For school I must make a website and it must use those crappy old damn fml frames. I've already complained about this to my teacher without any success :(
I want to use HTML5, but it seems that frames are deprecated. Am I really required to use XHTML or HTML 4? Is there some work-around that makes my pages validate HTML5 with use of frames?
I have used frames at my continuing education commercial site for over 15 years. Frames allow the navigation frame to load material into the main frame using the target feature while leaving the navigator frame untouched. Furthermore, Perl scripts operate quite well from a frame form returning the output to the same frame. I love frames and will continue using them. CSS is far too complicated for practical use.
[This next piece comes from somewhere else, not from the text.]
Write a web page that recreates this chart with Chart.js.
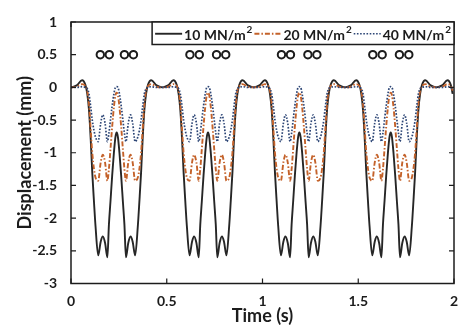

I have had no problems using frames with HTML5 with IE, Safari, Chrome, or Firefox.
Frames were not deprecated in HTML5, but were deprecated in XHTML 1.1 Strict and 2.0, but remained in XHTML Transitional and returned in HTML5. Also here is an interesting article on using CSS to mimic frames without frames. I just tested it in IE 8, FF 3, Opera 11, Safari 5, Chrome 8. I love frames, but they do have their problems, particularly with search engines, bookmarks and printing and with CSS you can create print or display only content. I'm hoping to upgrade Alex's XHTML/CSS frame without frames solution to HTML5/CSS3.
Maybe some AJAX page content injection could be used as an alternative, though I still can't get around why your teacher would refuse to rid the website of frames.
Additionally, is there any specific reason you personally want to us HTML5?
But if not, I believe <iframe>
s are still around.
I know your class is over, but in professional coding, let this be a lesson:
You'll have to resort to XHTML or HTML 4.01 for this. Although iframe
is still there in HTML5, its use is not recommended for embedding content meant for the user.
And be sure to tell your teacher that frames haven't been state-of-the-art since the late nineties. They have no place in any kind of education at all, except possibly for historical reasons.